The performance lasted about 40 minutes, then we returned to the hotel. After a day of travel fatigue, I could finally lie on the hotel bed and rest. The guide specifically instructed us to gather at 7:30 AM the next morning, get up at 6:30 AM, and have breakfast at 7:00 AM.

In winter, the temperature difference between morning and evening in mountain areas is huge. The morning in Sanjiang County was especially cold. The guide introduced us to this ancient bridge, which is over 100 years old. It was built without a single nail, all using wood mortise-and-tenon joints. Looking at this bridge, I marveled at the great wisdom of the ancient Dong people.

We still had an hour's drive to the next attraction—Danzhou Ancient City. I got up too early, so I slept a bit in the car!

Finally we arrived at Danzhou Ancient City! The wind was very strong when we got off the car, and everyone felt cold. Although the sun seemed bright, the temperature was still low.

Danzhou Ancient City is located in Sanjiang County, Guangxi Zhuang Autonomous Region. Construction began on April 20, 1591 (the 19th year of the Wanli era of the Ming Dynasty) and was completed on April 14, 1592. The city is nearly square, with a perimeter of 293 zhang, battlements 1 zhang 6 chi high, walls 1 zhang 2 chi thick, and a walkway on top of the wall (excluding battlements) 9 chi wide. The walls are built with standard Ming Dynasty bricks. The city has four gates: east, south, west, and north. Historically, the east gate was the Red Gate, used by officials and for important ceremonies; the west gate was the Execution Gate, from which criminals were taken out for beheading in old times; the south gate was the Colorful Gate, used by young people for weddings and happy events; the north gate was the Mourning Gate, through which coffins were carried out during funerals. The four gate towers were named: East Jiuri Tower, South Xunfeng Tower, West Taibai Tower, and North Beidi Tower. The south and west gates were demolished in early 1976 during the "Break the Four Olds" campaign of the Cultural Revolution and no longer exist. The east gate was demolished in 1958 and was rebuilt by Danzhou villagers in 2006. The north gate was rebuilt by all villagers in 2004.

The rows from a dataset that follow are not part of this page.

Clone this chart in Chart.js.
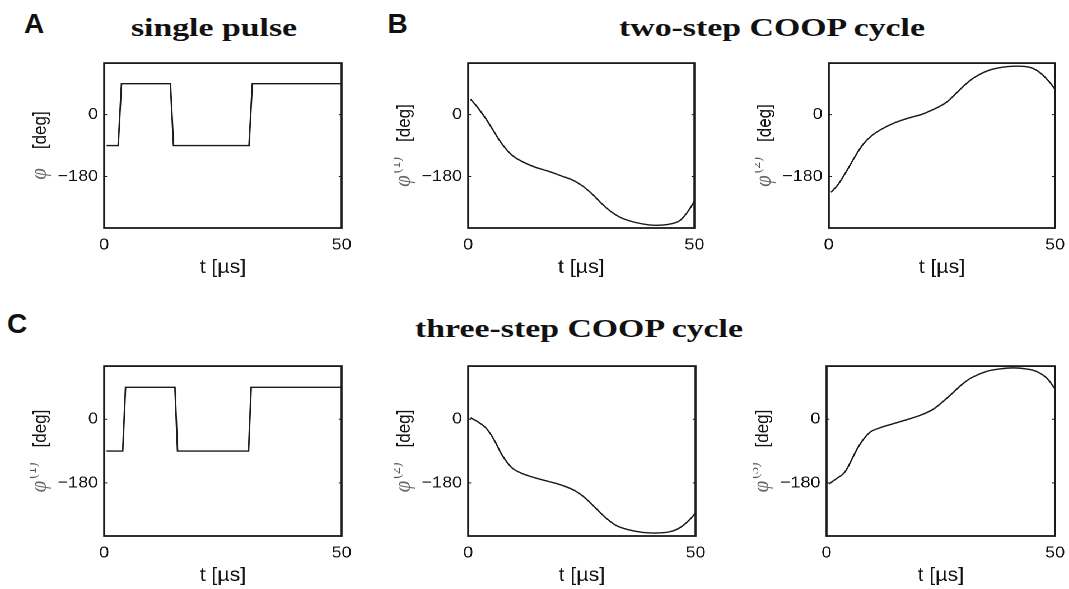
<!DOCTYPE html>
<html><head><meta charset="utf-8">
<script src="https://cdn.jsdelivr.net/npm/chart.js@4.4.1/dist/chart.umd.min.js"></script>
<style>
html,body{margin:0;padding:0;background:#fff;width:1069px;height:589px;overflow:hidden;}
#fig{position:absolute;left:0;top:0;width:954.5px;height:589px;transform:scaleX(1.12);transform-origin:0 0;}
.wrap{position:absolute;}
.title{position:absolute;width:500px;text-align:center;font-family:"Liberation Serif",serif;font-weight:bold;font-size:26px;line-height:26px;color:#111;white-space:nowrap;transform:scaleX(1.3);transform-origin:50% 50%;}
.letter{position:absolute;font-family:"Liberation Sans",Arial,sans-serif;font-weight:bold;font-size:28px;line-height:28px;color:#111;}
</style></head>
<body>
<div class="letter" style="left:24px;top:9.6px">A</div>
<div class="letter" style="left:387.5px;top:9.6px">B</div>
<div class="letter" style="left:7px;top:309.6px">C</div>
<div class="title" style="left:-36.5px;top:15px">single pulse</div>
<div class="title" style="left:522px;top:15px">two-step COOP cycle</div>
<div class="title" style="left:328.7px;top:316px">three-step COOP cycle</div>
<div id="fig"></div>
<script>
// ---------------- data ----------------
const yTickValues = [-180, 0];
const yTickLabels = ['\u2212180', '0'];
const xTickValues = [0, 50];
const xTickLabels = ['0', '50'];
const yMin = -330, yMax = 150;
const xMin = 0, xMax = 50;
const xLabel = 't [\u00b5s]';

// A: single pulse (phase steps)
const singleT   = [0.5, 2.95, 3.65, 13.95, 14.6, 30.5, 31.2, 50];
const singlePhi = [-90, -90, 90, 90, -90, -90, 90, 90];

// B: two-step COOP cycle
const two1T   = [0.5, 1.85, 3.7, 5.55, 7.4, 9.6, 11.85, 14.8, 17.8, 20.7, 23, 25.2, 27.4, 29.6, 31.85, 34.1, 37, 40, 42.2, 44.4, 46.7, 48.5, 50];
const two1Phi = [45, 25, -8, -46, -84, -117, -136, -153, -165, -179, -190, -207, -231, -260, -285, -302, -314, -321, -322, -319, -309, -283, -252];
const two2T   = [0.5, 2.07, 3.9, 5.8, 7.6, 9.5, 11.7, 14.7, 17.6, 20.6, 23.55, 25.8, 28, 30.2, 32.4, 35.4, 38.4, 41.3, 44.3, 46.5, 48.7, 50];
const two2Phi = [-226, -203, -165, -122, -86, -61, -42, -23, -10, 1, 18, 34, 60, 88, 110, 129, 138, 141, 138, 124, 96, 74];

// C: three-step COOP cycle
const three1T   = [0.5, 3.9, 4.5, 14.9, 15.45, 30.4, 30.95, 50];
const three1Phi = [-90, -90, 90, 90, -90, -90, 90, 90];
const three2T   = [0.5, 2.2, 4.06, 5.9, 7.4, 9.6, 11.8, 14.8, 17.7, 20.7, 23.6, 25.85, 28.1, 30.3, 32.5, 35.45, 38.4, 41.4, 44.3, 46.5, 48.7, 50];
const three2Phi = [4, -8, -27, -63, -100, -137, -153, -166, -176, -187, -203, -224, -252, -279, -300, -313, -320, -321.5, -318, -307, -284, -265];
const three3T   = [0.5, 2.05, 3.9, 5.7, 7.2, 9.4, 11.55, 14.5, 17.4, 20.3, 23.2, 25.4, 27.6, 29.8, 32, 35, 37.9, 40.8, 43.7, 45.9, 48.1, 50];
const three3Phi = [-183, -169, -151, -109, -73, -38, -25, -13, -2, 10, 27, 49, 74, 100, 119, 135, 142, 145, 142, 135, 117, 86];

// ---------------- layout ----------------
const S = 1.12; // horizontal stretch of the figure
const panels = [
  {box:[104.5, 60, 342, 228],    t:singleT, phi:singlePhi, smooth:false, sup:''},
  {box:[468, 60, 694, 228],      t:two1T,   phi:two1Phi,   smooth:true,  sup:'(1)'},
  {box:[828.5, 60, 1055, 228],   t:two2T,   phi:two2Phi,   smooth:true,  sup:'(2)'},
  {box:[104.5, 362.5, 341.5, 535.5], t:three1T, phi:three1Phi, smooth:false, sup:'(1)'},
  {box:[468, 362.5, 695, 535.5], t:three2T, phi:three2Phi, smooth:true,  sup:'(2)'},
  {box:[827, 362.5, 1055.5, 535.5], t:three3T, phi:three3Phi, smooth:true, sup:'(3)'}
];

const SANS = '"Liberation Sans", Arial, sans-serif';
const SERIF = '"Liberation Serif", "Times New Roman", serif';

const framePlugin = {
  id: 'frame',
  afterDatasetsDraw(chart) {
    const {ctx, chartArea: a, scales: {y}} = chart;
    ctx.save();
    ctx.strokeStyle = '#1a1a1a';
    ctx.lineWidth = 1.8;
    ctx.strokeRect(a.left, a.top, a.right - a.left, a.bottom - a.top);
    ctx.lineWidth = 1;
    yTickValues.forEach(v => {
      const py = y.getPixelForValue(v);
      ctx.beginPath();
      ctx.moveTo(a.left, py); ctx.lineTo(a.left + 2.6, py);
      ctx.moveTo(a.right, py); ctx.lineTo(a.right - 2.6, py);
      ctx.stroke();
    });
    ctx.restore();
  }
};

const ylabelPlugin = {
  id: 'ylabel',
  afterDraw(chart) {
    const sup = chart.options.plugins.ylabel.sup;
    const {ctx, chartArea: a} = chart;
    ctx.save();
    ctx.translate(a.left - 52, (a.top + a.bottom) / 2);
    ctx.rotate(-Math.PI / 2);
    const fPhi = 'italic 21px ' + SERIF;
    const fSup = '14px ' + SERIF;
    const fDeg = '17px ' + SANS;
    ctx.font = fPhi; const wPhi = ctx.measureText('\u03c6').width;
    ctx.font = fSup; const wSup = sup ? ctx.measureText(sup).width + 2 : 0;
    ctx.font = fDeg; const wDeg = ctx.measureText('[deg]').width;
    const gap = sup ? 15 : 19;
    const total = wPhi + wSup + gap + wDeg;
    let x = -total / 2;
    const base = 0;
    ctx.textBaseline = 'alphabetic';
    ctx.textAlign = 'left';
    ctx.fillStyle = '#6a6a6a';
    ctx.font = fPhi; ctx.fillText('\u03c6', x, base); x += wPhi;
    if (sup) { ctx.fillStyle = '#555'; ctx.font = fSup; ctx.fillText(sup, x + 2, base - 9); x += wSup; }
    x += gap;
    ctx.fillStyle = '#111';
    ctx.font = fDeg; ctx.fillText('[deg]', x, base);
    ctx.restore();
  }
};

const fig = document.getElementById('fig');
panels.forEach(p => {
  const L = p.box[0] / S, R = p.box[2] / S, T = p.box[1], B = p.box[3];
  const padL = 66, padT = 12, padR = 18, padB = 60;
  const w = Math.round(R - L) + padL + padR;
  const h = Math.round(B - T) + padT + padB;
  const wrap = document.createElement('div');
  wrap.className = 'wrap';
  wrap.style.left = (L - padL) + 'px';
  wrap.style.top = (T - padT) + 'px';
  wrap.style.width = w + 'px';
  wrap.style.height = h + 'px';
  const cv = document.createElement('canvas');
  wrap.appendChild(cv);
  fig.appendChild(wrap);
  new Chart(cv, {
    type: 'line',
    data: {datasets: [{
      data: p.t.map((t, i) => ({x: t, y: p.phi[i]})),
      borderColor: '#1a1a1a', borderWidth: 1.4, pointRadius: 0, fill: false,
      tension: p.smooth ? 0.4 : 0
    }]},
    options: {
      responsive: true, maintainAspectRatio: false, animation: false,
      devicePixelRatio: 2, events: [],
      layout: {padding: {left: 0, top: padT, right: padR, bottom: 0}, autoPadding: false},
      plugins: {legend: {display: false}, tooltip: {enabled: false}, ylabel: {sup: p.sup}},
      scales: {
        x: {
          type: 'linear', min: xMin, max: xMax,
          afterBuildTicks: s => { s.ticks = xTickValues.map(v => ({value: v})); },
          afterFit: s => { s.height = padB; },
          grid: {display: false, drawTicks: false}, border: {display: false},
          ticks: {padding: 7.5, autoSkip: false, maxRotation: 0, color: '#111',
                  font: {family: SANS, size: 16},
                  callback: (v, i) => xTickLabels[i]},
          title: {display: true, text: xLabel, color: '#111',
                  font: {family: SANS, size: 19}, padding: {top: 0, bottom: 8.6}}
        },
        y: {
          type: 'linear', min: yMin, max: yMax,
          afterBuildTicks: s => { s.ticks = yTickValues.map(v => ({value: v})); },
          afterFit: s => { s.width = padL; },
          grid: {display: false, drawTicks: false}, border: {display: false},
          ticks: {padding: 5.5, autoSkip: false, color: '#111',
                  font: {family: SANS, size: 16},
                  callback: (v, i) => yTickLabels[i]}
        }
      }
    },
    plugins: [framePlugin, ylabelPlugin]
  });
});
</script>
</body></html>
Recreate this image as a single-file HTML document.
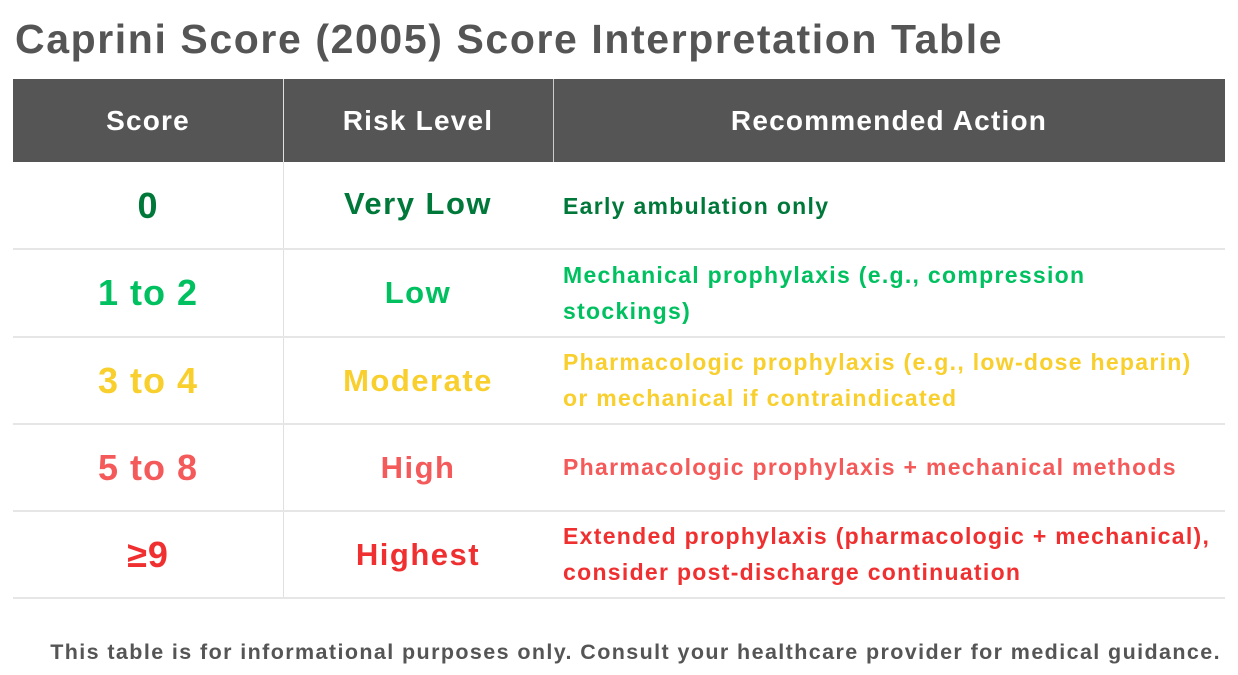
<!DOCTYPE html>
<html><head><meta charset="utf-8"><style>
body{margin:0;width:1238px;height:675px;background:#fff;position:relative;overflow:hidden;font-family:"Liberation Sans",sans-serif;font-weight:bold}
.a{position:absolute;white-space:nowrap}
.t{left:15px;top:16px;font-size:41px;color:#555;letter-spacing:1.6px}
.hdr{left:13px;top:79px;width:1212px;height:83px;background:#555}
.h{top:79px;height:83px;line-height:83px;color:#fff;font-size:28px;text-align:center;letter-spacing:1.2px}
.vl{width:1px;background:#ddd}
.hl{left:13px;width:1212px;height:2px;background:#e6e6e6}
.s{left:13px;width:270px;text-align:center;font-size:36px;height:87px;line-height:87px;letter-spacing:1px}
.r{left:283px;width:270px;text-align:center;font-size:31px;height:87px;line-height:87px;letter-spacing:1.5px}
.c{left:563px;font-size:23px;line-height:36px;letter-spacing:1.3px}
.f{right:17px;top:640px;font-size:21.5px;color:#555;letter-spacing:1.4px}
</style></head><body>
<div class="a t">Caprini Score (2005) Score Interpretation Table</div>
<div class="a hdr"></div>
<div class="a vl" style="left:283px;top:79px;height:519px;background:#e0e0e0"></div>
<div class="a vl" style="left:553px;top:79px;height:83px;background:#ccc"></div>
<div class="a h" style="left:13px;width:270px">Score</div>
<div class="a h" style="left:283px;width:270px">Risk Level</div>
<div class="a h" style="left:553px;width:672px">Recommended Action</div>
<div class="a hl" style="top:248px"></div>
<div class="a hl" style="top:336px"></div>
<div class="a hl" style="top:423px"></div>
<div class="a hl" style="top:510px"></div>
<div class="a hl" style="top:597px"></div>

<div class="a s" style="top:162px;color:#00783a">0</div>
<div class="a r" style="top:160px;color:#00783a">Very Low</div>
<div class="a c" style="top:188px;color:#00783a">Early ambulation only</div>

<div class="a s" style="top:249px;color:#00c060">1 to 2</div>
<div class="a r" style="top:249px;color:#00c060">Low</div>
<div class="a c" style="top:257px;color:#00c060">Mechanical prophylaxis (e.g., compression<br>stockings)</div>

<div class="a s" style="top:337px;color:#f8cf2c">3 to 4</div>
<div class="a r" style="top:337px;color:#f8cf2c">Moderate</div>
<div class="a c" style="top:344px;color:#f8cf2c">Pharmacologic prophylaxis (e.g., low-dose heparin)<br>or mechanical if contraindicated</div>

<div class="a s" style="top:424px;color:#f55a5a">5 to 8</div>
<div class="a r" style="top:424px;color:#f55a5a">High</div>
<div class="a c" style="top:449px;color:#f55a5a">Pharmacologic prophylaxis + mechanical methods</div>

<div class="a s" style="top:511px;color:#f03030">≥9</div>
<div class="a r" style="top:511px;color:#f03030">Highest</div>
<div class="a c" style="top:518px;color:#f03030">Extended prophylaxis (pharmacologic + mechanical),<br>consider post-discharge continuation</div>

<div class="a f">This table is for informational purposes only. Consult your healthcare provider for medical guidance.</div>
</body></html>
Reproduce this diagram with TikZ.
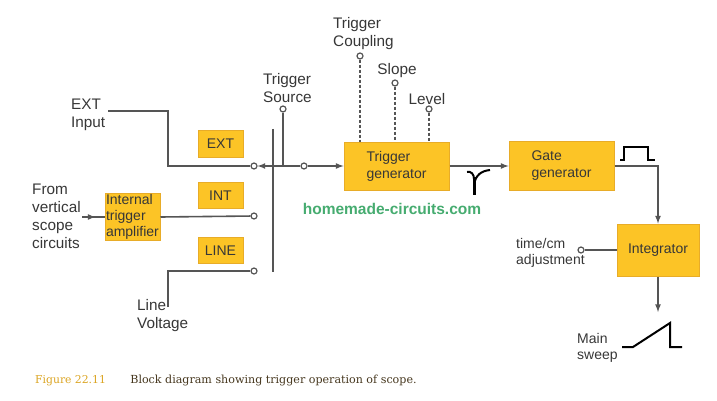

To this day, Danzhou Ancient City has no bridge connecting to the opposite bank. The local government once intended to build a bridge, but the residents unanimously opposed it, arguing that "once there is a bridge, there will be no more Danzhou." If a bridge were built, China's only ancient city on water would cease to exist. For this reason, visitors must take a ferry to enter Danzhou Ancient City. Danzhou Ancient Ferry is located on the Rong River at the border of Sanjiang County and Rong'an County. It has evolved from simple wooden ferries to motorized boats over more than 500 years, playing a significant economic role in connecting Danzhou with other places over the centuries and providing convenient transportation for generations living on Danzhou Island. The ancient ferry is also the only way for tourists to enter the ancient city.

The most representative products of Danzhou Ancient City are pomelos, cured duck, cured sausage, and cured pork. The pomelos on the island are relatively sweet but not as sweet as those from Rong County. Those who don't like them should buy carefully. The pomelos on the island are sold by the piece, not by weight, which is novel. The cured meats (pork, sausage, duck) are smoked with sugarcane skin and pomelo peel, and they taste very good!

We strolled around the island, experiencing the local customs and buying some local specialties: beef sauce, papaya strips, pomelo honey, dried pomelo, shrimp paste, peanut sauce, small river fish, etc. The prices ranged from 20 to 35 yuan per jin (500g).

We had lunch at a local resident's house at our own expense, costing 400 yuan. If you want to try the fisherman's home cooking, you can give it a try.

After lunch, it was time to head back!